In this study, Using the cost-effective V₂O₅ precursor, the one-pot hydrothermal reduction process simplified the production of vanadium (3.5⁺) electrolyte in large quantities, thereby saving time and reducing costs. A vanadium (3.5⁺) electrolyte was easily prepared by an HRR process using citric acid and it was comparable in performance to the commercialized vanadium (3.5⁺) manufacturing from VOSO₄ precursor, it shows superior battery efficiency compared to existing electrolytes, making it suitable for industrial use, and the process is expected to enable easy mass production. A vanadium (3.5⁺) electrolyte could be produced when performing the HRR process at a citric acid to V₂O₅ ratio of 2.0(1.6M).

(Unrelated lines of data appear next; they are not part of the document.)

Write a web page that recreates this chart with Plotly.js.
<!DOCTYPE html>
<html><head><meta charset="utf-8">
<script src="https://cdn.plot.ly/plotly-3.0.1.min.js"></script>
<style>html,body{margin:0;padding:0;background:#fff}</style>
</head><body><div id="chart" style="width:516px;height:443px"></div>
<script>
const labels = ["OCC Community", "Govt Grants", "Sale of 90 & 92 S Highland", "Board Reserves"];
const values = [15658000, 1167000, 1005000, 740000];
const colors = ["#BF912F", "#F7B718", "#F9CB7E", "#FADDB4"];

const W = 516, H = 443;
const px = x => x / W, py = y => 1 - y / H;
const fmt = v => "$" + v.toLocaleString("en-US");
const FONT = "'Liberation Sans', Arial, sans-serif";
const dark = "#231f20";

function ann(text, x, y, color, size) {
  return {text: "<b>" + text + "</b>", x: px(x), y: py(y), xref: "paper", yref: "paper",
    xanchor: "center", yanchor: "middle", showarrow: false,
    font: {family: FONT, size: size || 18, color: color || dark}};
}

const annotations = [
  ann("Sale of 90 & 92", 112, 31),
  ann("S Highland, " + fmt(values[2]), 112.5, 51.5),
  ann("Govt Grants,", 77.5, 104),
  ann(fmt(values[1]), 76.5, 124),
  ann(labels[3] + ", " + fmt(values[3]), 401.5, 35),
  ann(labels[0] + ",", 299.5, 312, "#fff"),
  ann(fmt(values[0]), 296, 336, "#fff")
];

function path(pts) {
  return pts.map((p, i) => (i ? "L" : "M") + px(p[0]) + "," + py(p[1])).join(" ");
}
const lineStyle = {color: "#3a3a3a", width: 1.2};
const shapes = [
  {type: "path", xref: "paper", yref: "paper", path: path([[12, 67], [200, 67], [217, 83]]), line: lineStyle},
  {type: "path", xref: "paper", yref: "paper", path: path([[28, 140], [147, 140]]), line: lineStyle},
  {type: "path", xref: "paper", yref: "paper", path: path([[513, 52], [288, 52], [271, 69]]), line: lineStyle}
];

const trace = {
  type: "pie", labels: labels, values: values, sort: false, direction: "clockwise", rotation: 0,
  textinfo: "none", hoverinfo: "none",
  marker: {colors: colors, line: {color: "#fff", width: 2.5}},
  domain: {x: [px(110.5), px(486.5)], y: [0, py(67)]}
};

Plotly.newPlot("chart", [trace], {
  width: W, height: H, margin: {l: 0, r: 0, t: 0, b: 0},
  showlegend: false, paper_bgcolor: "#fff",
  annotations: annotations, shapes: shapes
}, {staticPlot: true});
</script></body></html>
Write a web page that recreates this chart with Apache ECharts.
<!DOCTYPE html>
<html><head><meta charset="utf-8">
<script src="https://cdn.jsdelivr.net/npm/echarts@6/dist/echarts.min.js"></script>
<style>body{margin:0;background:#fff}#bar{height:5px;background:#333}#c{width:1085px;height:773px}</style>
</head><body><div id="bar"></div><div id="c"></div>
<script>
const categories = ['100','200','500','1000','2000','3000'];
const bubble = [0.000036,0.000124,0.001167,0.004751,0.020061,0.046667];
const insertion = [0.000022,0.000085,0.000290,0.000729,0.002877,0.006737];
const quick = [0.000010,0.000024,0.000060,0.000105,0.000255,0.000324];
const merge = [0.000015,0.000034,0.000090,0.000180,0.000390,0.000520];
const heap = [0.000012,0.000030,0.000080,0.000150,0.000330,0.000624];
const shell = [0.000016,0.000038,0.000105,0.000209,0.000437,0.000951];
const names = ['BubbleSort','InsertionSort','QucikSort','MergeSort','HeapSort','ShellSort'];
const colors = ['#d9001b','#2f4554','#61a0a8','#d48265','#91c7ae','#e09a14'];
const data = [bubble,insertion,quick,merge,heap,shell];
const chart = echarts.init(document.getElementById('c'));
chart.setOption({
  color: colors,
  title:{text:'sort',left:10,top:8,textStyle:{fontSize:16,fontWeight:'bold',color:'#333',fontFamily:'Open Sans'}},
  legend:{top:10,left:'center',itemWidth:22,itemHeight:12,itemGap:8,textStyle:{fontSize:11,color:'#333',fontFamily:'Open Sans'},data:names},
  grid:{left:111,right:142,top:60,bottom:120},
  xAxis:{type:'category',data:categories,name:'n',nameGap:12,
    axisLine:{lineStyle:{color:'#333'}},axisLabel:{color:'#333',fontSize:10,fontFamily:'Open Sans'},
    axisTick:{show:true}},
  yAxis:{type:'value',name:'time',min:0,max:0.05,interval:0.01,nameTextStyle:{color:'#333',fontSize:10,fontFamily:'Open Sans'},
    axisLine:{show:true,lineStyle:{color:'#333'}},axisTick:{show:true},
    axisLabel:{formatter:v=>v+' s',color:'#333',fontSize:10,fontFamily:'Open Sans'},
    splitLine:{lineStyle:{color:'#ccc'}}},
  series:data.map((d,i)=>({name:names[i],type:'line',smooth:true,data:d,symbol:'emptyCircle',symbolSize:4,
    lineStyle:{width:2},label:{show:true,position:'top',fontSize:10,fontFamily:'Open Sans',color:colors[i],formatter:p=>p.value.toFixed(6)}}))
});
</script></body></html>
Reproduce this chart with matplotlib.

In addition, it was determined that no residual citric acid was left in the electrolyte. The commonly used reducing agent, oxalic acid can reduce vanadium (5⁺) to vanadium (4⁺). But to convert vanadium (4⁺) to vanadium (3⁺), it must overcome a high chemical potential barrier. For this reason, we used citric acid with high reducing power to overcome the activation energy in hydrothermal synthesis process that supplies external energy.

In the future, we will carefully review the conditions of the HRR process and optimize the mixing ratio of citric acid and oxalic acid to manufacture accurate vanadium (3.5⁺) for mass production.